Hanno unnome che è tutto un programma, un vocalist che sembra un sosia di Zappa, una bassista che si prodiga in falsetti improbabli, un chitarrista che per rifforama e pose pare una versione europea di Tom Morello. Vengono da Bristol, ma la psichedelia allucinata del confuso passato britannico preferiscono poggiarla su una solidissima base stoner, su bestiali bordate hard rock.
I Turbowolf erano spuntati in mezzo a uno sperticamento di lodi generale qualche anno fa con il loro roboante esordio, e sono tornati in gran pompa con quel macello di 38 minuti che risponde al nome di "Two Hands". È un beve viaggio in un massacro di power chords stoppati e riff circolari (le potentissime "Rabbit's Foot" e "Good Hand"), in love child punkeggianti dei Black Sabbath e dei Queens Of The Stone Age ("American Mirrors"), in lisergici road trip nel mezzo del nulla del deserto del Mojave (i Tame Impala e i Temples che si incontrano nell'orecchiabile "Nine Lives").
E' un disco innegabilmente accattivante, dall'acclarata -si intenda come un complimento- ignoranza, un'ideale valvola di sfogo dall'intellettualismo di tanto altro alternative.

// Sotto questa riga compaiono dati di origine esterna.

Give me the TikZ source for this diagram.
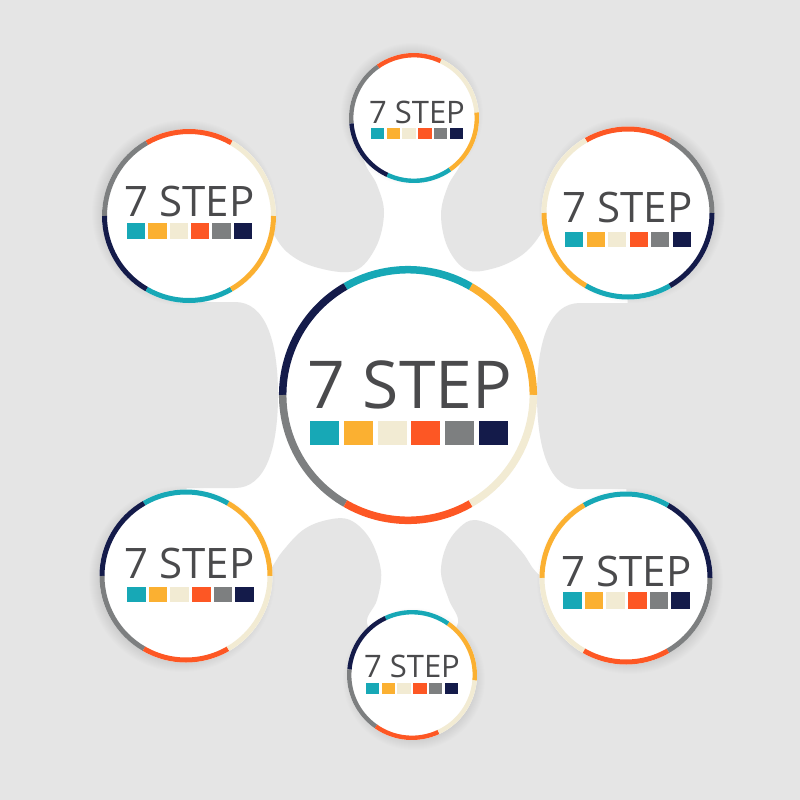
\documentclass[tikz,border=0pt]{standalone}
\usepackage{fontspec}
\setmainfont{Open Sans}
\usetikzlibrary{calc}
\definecolor{bgc}{HTML}{E5E5E5}
\definecolor{cteal}{HTML}{17A8B6}
\definecolor{cyellow}{HTML}{FBB031}
\definecolor{ccream}{HTML}{F2EBD3}
\definecolor{cred}{HTML}{FD5724}
\definecolor{cgray}{HTML}{7D7F80}
\definecolor{cnavy}{HTML}{141B4A}
\definecolor{ctext}{HTML}{4A4A4C}
\newcommand\sqrow[4]{%
  \pgfmathsetmacro\sqw{#3*0.146}%
  \pgfmathsetmacro\sqp{(#3-\sqw)/5}%
  \foreach \cc [count=\sqi from 0] in {cteal,cyellow,ccream,cred,cgray,cnavy}
    \fill[\cc] ({#1+\sqi*\sqp},#2) rectangle ++(\sqw,#4);
}
\newcommand\mkring[5]{%
  \foreach \cc [count=\sqi from 0] in {#5}
    \draw[\cc, line width=#3] ($(#1)+({-(#4+60*\sqi)}:#2)$)
      arc[start angle={-(#4+60*\sqi)}, end angle={-(#4+60*\sqi+60)}, radius=#2];
}
\newcommand\softshadow[4]{% centre, radius, dx, dy
  \foreach \k in {0,...,11}
    \fill[black, opacity=0.009] ($(#1)+(#3,#4)$) circle ({#2+\k});
}
\tikzset{
  steptxt/.style={text=ctext, anchor=base, inner sep=0pt},
  bigtxt/.style={steptxt, font=\fontsize{66}{66}\selectfont},
  midtxt/.style={steptxt, font=\fontsize{42}{42}\selectfont},
  smalltxt/.style={steptxt, font=\fontsize{31}{31}\selectfont},
  gapfill/.style={fill=bgc},
}
\begin{document}
\begin{tikzpicture}[x=1pt,y=-1pt]
\fill[bgc] (0,0) rectangle (800,800);
\useasboundingbox (0,0) rectangle (800,800);
\coordinate (C) at (408,395);
\coordinate (T) at (414,118);
\coordinate (B) at (412,675);
\coordinate (TL) at (189,216);
\coordinate (TR) at (628,213);
\coordinate (BL) at (186,576);
\coordinate (BR) at (626,578);
% white connecting body
\fill[white] (TL) -- (T) -- (TR) -- (BR) -- (B) -- (BL) -- cycle;
% gaps
\path[gapfill] (100,302) -- (235,302) .. controls (265,302) and (278,340) .. (278,395)
  .. controls (278,450) and (265,488) .. (235,488) -- (100,488) -- cycle;
\path[gapfill] (720,303) -- (580,303) .. controls (550,303) and (537,340) .. (537,395)
  .. controls (537,450) and (550,489) .. (580,489) -- (720,489) -- cycle;
\path[gapfill] plot[smooth, tension=0.6] coordinates {(366,128) (364,160) (377,185) (384,213) (376,247) (354,271) (315,267) (287,252) (270,228) (258,205)} -- (280,115) -- cycle;
\path[gapfill] plot[smooth, tension=0.6] coordinates {(462,128) (462,160) (448,186) (441,215) (448,248) (467,270) (495,268) (522,255) (540,235) (555,205)} -- (545,115) -- cycle;
\path[gapfill] plot[smooth, tension=0.6] coordinates {(255,585) (270,570) (282,552) (303,530) (327,520) (350,520) (370,539) (381,571) (377,600) (367,623) (385,650)} -- (370,720) -- (260,700) -- cycle;
\path[gapfill] plot[smooth, tension=0.6] coordinates {(440,648) (458,623) (449,600) (441,573) (446,547) (459,528) (475,520) (500,530) (522,552) (536,572) (555,585)} -- (560,700) -- (455,720) -- cycle;
% soft shadows
\softshadow{T}{60}{-2}{-4}
\softshadow{B}{60}{2}{4}
\softshadow{TL}{82}{-4}{-3}
\softshadow{TR}{82}{4}{-3}
\softshadow{BL}{82}{-4}{3}
\softshadow{BR}{82}{4}{3}
% disks
\foreach \p/\r in {C/129, T/65, B/65, TL/87, TR/86.5, BL/86.5, BR/86.5}
  \fill[white] (\p) circle (\r);
% rings
\mkring{C}{125.3}{7.5}{0}{cyellow,cteal,cnavy,cgray,cred,ccream}
\mkring{TL}{84.5}{5}{0}{ccream,cred,cgray,cnavy,cteal,cyellow}
\mkring{TR}{84}{5}{0}{cgray,cred,ccream,cyellow,cteal,cnavy}
\mkring{BL}{84}{5}{0}{cyellow,cteal,cnavy,cgray,cred,ccream}
\mkring{BR}{84}{5}{0}{cnavy,cteal,cyellow,ccream,cred,cgray}
\mkring{T}{62.8}{4.4}{5}{ccream,cred,cgray,cnavy,cteal,cyellow}
\mkring{B}{62.8}{4.4}{-5}{cyellow,cteal,cnavy,cgray,cred,ccream}
% texts
\node[bigtxt] (tc) at (410,408) {7 STEP};
\node[midtxt] (ttl) at (189.5,216) {7 STEP};
\node[midtxt] (ttr) at (627.5,222) {7 STEP};
\node[midtxt] (tbl) at (189.5,578) {7 STEP};
\node[midtxt] (tbr) at (626.5,586) {7 STEP};
\node[smalltxt] (tt) at (417,123) {7 STEP};
\node[smalltxt] (tb) at (412,677) {7 STEP};
% colour squares
\sqrow{310}{421}{198}{24}
\sqrow{127}{223}{125}{16}
\sqrow{565}{232}{126}{15}
\sqrow{127}{587}{127}{15}
\sqrow{563}{592}{127}{17}
\sqrow{371}{128}{92}{11}
\sqrow{366}{683}{92}{11}
\end{tikzpicture}
\end{document}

Un granitico pastiche di tante aggressive e nostalgiche sfumature di rock, che non regalerà viste su nuovi orizzonti o una voce da annoverare nelle Halls of Fame (invero, la quasi-adolescenzialità punk del cantato di Chris Georgiadis può far storcere il naso a tanti). E che dà più d'una motivazione per alzare il volume, ben oltre le soglie raccomandate da chi ha a cuore il vostro apparato uditivo.